FRED AND VIOLET CLARK
123 ANNETTS PARADE
MOSSY POINT


Fred and Violet, and their son Ed, were early permanent residents of Mossy Point.
When you cross the bridge from Mossy Point to Coronation Drive Broulee there are five houses on your left.  Mrs Violet Clark subdivided the portion and sold the blocks on the dunes after years of a futile battle trying to prevent camping, and associated fouling, there. 

On the seaward side of the first dunes block south of the bridge, there was a block that has been reclaimed by the shifting sand.   It may have been 'bought back' by Eurobodalla Shire Council, the same way that the blocks sold on Broulee Island were bought back.


Picture
The red roofed house was Fred and Violet Clark's at 123 Annetts Parade. From a 1966 postcard RF.
Picture
Ed and Elaine Clark's house at 1 Coronation Drive Broulee. EM.
ED AND ELAINE CLARK
23 ANNETTS PARADE MOSSY POINT AND 1 CORONATION DRIVE BROULEE.


Early permanent residents Ed and Elaine (nee Freeman) had been at school together in Canberra. Ed was the son of Fred and Violet Clark of 123 Annetts Parade.  In the 1940s before she moved to the Coast, Elaine was one of the quite a few who used to travel between the Coast and Canberra in the back of a truck or utility, not enjoying the dust from the gravel road.  Until their new home in Broulee (first on the right after the bridge) was complete, Ed and Elaine Clark lived at Lot 133 (23 Annetts Parade), next to Mrs Jean Arnold (who was then Mrs Whitham).

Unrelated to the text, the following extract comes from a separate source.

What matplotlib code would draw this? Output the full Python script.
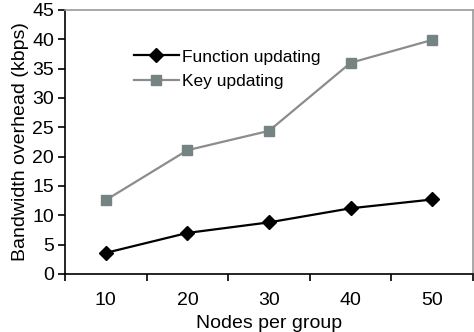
import matplotlib.pyplot as plt
import numpy as np

plt.rcParams['font.family'] = ['Liberation Sans', 'DejaVu Sans']

nodes = [10, 20, 30, 40, 50]
function_updating = [3.6, 7.0, 8.8, 11.2, 12.7]
key_updating = [12.6, 21.1, 24.4, 36.0, 39.9]

fig = plt.figure(figsize=(4.74, 3.32), dpi=100)
ax = fig.add_axes([65 / 474, 1 - 274 / 332, 408 / 474, 264 / 332])

x = np.arange(len(nodes))
ax.plot(x, function_updating, color='black', lw=1.6, marker='D', ms=7,
        label='Function updating')
ax.plot(x, key_updating, color='#8c8c8c', lw=1.6, marker='s', ms=7.5,
        mfc='#768383', mec='#768383', label='Key updating')

ax.set_xlim(-0.5, len(nodes) - 0.5)
ax.set_ylim(0, 45)
ax.set_yticks(range(0, 46, 5))
ax.set_xticks(x)
ax.set_xticklabels([str(n) for n in nodes])
ax.set_xticks(np.arange(-0.5, len(nodes)), minor=True)
ax.tick_params(axis='x', which='major', length=0, pad=13, labelsize=14)
ax.tick_params(axis='x', which='minor', length=5, width=1.2, direction='out')
ax.tick_params(axis='y', length=5, width=1.2, direction='out', labelsize=14, pad=3)

for s in ['top', 'right']:
    ax.spines[s].set_color('#999999')
    ax.spines[s].set_linewidth(1.2)
for s in ['left', 'bottom']:
    ax.spines[s].set_color('black')
    ax.spines[s].set_linewidth(1.2)

ax.set_xlabel('Nodes per group', fontsize=14, labelpad=4)
ax.set_ylabel('Bandwidth overhead (kbps)', fontsize=14, labelpad=2)

ax.legend(loc='upper left', bbox_to_anchor=(0.13, 0.91), frameon=False,
          fontsize=12.5, handlelength=2.6, handletextpad=0.2, labelspacing=0.55)

fig.savefig('out.png', dpi=100)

Through the 1950s and 1960s Ed was 'The Local Builder'.

Clarks arranged for Athol and Eric Reid to butcher their cow after she ran dry, and for a long time had drums of pickled or corned meat around. The drums were about 20 litres, square sided with a round hole in the top and a fitted lid.

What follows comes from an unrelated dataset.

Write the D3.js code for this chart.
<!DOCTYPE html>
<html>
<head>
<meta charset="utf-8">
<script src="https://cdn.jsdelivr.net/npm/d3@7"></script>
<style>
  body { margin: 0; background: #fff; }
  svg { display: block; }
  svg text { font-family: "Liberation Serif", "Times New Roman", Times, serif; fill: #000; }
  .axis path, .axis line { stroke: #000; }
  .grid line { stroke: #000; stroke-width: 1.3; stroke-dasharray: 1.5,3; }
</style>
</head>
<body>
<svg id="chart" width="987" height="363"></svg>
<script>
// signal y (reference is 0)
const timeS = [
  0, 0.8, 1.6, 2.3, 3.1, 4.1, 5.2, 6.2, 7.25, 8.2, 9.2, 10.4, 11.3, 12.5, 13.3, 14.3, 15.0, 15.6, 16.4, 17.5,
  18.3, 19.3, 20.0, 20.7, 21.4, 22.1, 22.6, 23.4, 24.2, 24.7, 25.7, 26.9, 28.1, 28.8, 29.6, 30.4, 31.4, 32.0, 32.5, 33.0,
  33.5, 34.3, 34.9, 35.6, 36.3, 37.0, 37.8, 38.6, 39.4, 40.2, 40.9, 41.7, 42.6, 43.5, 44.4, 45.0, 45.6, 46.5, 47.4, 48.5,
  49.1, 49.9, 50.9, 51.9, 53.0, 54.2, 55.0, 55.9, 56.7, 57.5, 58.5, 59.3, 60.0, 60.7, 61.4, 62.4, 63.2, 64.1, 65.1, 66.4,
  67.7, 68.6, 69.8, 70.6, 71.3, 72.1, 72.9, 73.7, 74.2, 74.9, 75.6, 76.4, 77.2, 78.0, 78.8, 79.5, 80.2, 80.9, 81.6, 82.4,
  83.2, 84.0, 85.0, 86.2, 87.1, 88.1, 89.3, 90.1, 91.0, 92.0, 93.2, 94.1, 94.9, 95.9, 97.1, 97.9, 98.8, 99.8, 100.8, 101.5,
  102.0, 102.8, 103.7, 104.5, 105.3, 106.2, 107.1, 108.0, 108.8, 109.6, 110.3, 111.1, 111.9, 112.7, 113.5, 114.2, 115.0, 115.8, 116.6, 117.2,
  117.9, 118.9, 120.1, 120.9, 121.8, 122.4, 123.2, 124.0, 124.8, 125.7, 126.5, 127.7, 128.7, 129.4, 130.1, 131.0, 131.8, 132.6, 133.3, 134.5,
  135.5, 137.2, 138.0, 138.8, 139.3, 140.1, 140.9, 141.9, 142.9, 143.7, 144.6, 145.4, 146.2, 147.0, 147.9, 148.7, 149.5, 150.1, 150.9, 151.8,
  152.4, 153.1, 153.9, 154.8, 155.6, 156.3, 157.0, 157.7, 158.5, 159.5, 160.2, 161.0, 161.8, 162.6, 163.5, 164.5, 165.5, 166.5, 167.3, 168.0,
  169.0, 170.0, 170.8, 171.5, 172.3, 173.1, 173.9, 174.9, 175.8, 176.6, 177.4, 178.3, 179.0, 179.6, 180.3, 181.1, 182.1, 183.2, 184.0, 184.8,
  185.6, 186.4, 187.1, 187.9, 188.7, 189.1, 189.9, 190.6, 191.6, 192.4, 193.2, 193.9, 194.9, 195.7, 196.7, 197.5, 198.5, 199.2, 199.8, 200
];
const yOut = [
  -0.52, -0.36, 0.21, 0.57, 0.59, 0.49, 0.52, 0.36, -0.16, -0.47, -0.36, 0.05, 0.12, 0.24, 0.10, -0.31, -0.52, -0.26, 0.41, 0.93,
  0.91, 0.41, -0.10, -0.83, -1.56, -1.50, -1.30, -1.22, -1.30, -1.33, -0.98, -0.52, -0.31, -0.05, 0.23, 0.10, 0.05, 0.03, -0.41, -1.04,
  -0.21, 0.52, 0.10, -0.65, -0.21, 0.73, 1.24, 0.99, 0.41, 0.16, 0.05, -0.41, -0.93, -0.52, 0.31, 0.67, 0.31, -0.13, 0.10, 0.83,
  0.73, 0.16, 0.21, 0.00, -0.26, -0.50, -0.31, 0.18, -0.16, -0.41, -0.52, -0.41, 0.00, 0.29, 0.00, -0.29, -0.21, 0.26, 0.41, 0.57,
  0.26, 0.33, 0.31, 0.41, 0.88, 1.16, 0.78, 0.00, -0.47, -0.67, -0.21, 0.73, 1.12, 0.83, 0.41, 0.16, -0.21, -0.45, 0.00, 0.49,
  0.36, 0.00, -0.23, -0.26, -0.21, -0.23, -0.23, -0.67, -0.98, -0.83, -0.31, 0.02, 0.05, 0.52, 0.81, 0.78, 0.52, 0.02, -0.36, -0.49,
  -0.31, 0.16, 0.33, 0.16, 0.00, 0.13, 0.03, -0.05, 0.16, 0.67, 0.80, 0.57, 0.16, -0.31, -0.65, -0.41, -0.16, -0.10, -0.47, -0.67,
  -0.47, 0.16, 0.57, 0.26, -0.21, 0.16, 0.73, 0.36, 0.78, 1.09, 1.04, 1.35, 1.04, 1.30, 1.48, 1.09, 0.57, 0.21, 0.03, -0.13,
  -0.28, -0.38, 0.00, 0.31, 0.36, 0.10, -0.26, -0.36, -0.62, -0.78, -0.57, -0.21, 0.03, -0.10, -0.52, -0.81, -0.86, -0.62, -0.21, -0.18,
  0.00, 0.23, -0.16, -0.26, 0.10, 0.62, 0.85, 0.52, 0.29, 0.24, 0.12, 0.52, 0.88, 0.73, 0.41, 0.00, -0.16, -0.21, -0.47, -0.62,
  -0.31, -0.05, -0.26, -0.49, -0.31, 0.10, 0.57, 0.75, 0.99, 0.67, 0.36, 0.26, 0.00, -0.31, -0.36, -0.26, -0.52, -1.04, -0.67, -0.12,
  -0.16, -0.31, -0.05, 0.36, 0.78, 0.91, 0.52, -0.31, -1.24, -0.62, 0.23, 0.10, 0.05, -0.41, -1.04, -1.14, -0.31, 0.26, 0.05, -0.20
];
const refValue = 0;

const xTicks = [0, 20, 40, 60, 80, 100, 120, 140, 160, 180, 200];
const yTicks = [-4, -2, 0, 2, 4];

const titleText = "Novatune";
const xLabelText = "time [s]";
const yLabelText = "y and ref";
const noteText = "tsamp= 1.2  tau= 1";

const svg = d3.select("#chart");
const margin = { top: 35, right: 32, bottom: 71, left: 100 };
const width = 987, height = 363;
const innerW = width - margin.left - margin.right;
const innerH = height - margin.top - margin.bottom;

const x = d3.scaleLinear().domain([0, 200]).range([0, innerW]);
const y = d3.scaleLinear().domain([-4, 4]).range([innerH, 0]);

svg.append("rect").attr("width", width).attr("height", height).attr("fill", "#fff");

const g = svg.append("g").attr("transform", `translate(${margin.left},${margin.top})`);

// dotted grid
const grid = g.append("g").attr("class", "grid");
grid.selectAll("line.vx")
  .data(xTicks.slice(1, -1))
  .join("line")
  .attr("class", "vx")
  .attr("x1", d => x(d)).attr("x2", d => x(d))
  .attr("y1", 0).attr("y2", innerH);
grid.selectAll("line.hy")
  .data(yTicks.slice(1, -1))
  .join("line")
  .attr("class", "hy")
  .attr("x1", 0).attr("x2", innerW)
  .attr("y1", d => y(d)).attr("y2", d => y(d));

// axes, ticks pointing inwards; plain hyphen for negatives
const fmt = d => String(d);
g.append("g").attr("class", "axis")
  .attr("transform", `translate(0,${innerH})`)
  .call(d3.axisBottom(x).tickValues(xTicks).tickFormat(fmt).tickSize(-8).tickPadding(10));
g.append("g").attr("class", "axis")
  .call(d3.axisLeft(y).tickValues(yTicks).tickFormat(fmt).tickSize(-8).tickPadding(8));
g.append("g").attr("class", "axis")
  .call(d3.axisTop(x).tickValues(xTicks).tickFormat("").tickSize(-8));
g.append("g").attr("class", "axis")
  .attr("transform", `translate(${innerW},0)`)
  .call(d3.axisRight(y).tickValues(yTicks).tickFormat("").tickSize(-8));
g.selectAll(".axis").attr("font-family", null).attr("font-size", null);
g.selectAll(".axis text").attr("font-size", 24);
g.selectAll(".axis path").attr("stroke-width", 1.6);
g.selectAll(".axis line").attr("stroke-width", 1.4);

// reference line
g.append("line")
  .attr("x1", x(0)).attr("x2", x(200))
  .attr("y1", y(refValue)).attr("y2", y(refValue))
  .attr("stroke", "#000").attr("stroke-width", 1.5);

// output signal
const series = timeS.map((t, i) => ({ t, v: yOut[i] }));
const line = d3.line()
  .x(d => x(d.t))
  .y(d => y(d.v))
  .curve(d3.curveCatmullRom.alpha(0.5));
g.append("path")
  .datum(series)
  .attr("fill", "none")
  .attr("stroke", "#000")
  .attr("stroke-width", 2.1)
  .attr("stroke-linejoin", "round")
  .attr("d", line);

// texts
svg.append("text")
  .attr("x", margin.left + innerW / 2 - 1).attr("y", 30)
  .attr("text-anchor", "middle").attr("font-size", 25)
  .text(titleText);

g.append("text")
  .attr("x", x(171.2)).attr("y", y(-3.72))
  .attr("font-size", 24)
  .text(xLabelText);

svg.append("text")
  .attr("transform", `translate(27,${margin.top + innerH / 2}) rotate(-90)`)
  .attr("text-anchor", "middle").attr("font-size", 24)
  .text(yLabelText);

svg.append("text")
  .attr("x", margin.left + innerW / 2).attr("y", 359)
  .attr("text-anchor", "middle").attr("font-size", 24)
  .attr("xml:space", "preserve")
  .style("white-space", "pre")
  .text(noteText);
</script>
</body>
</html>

Ed Clark was involved in the rescue after the Turners' boating tragedy, see the entry for Turner in the A to Z page.

For a while church services were conducted in Ed and Elaine's lounge room.

Ed and Elaine kept current an oyster lease over the area on the southern side of The Creek, upstream from the bridge.  The purpose of that was to prevent someone else taking out a lease there, and seeding the area with oysters, which would have spoiled the area for water recreation.  A benevolent act, and scores of holiday makers enjoying that part of The Creek benefited, and still benefit, without realising their good fortune.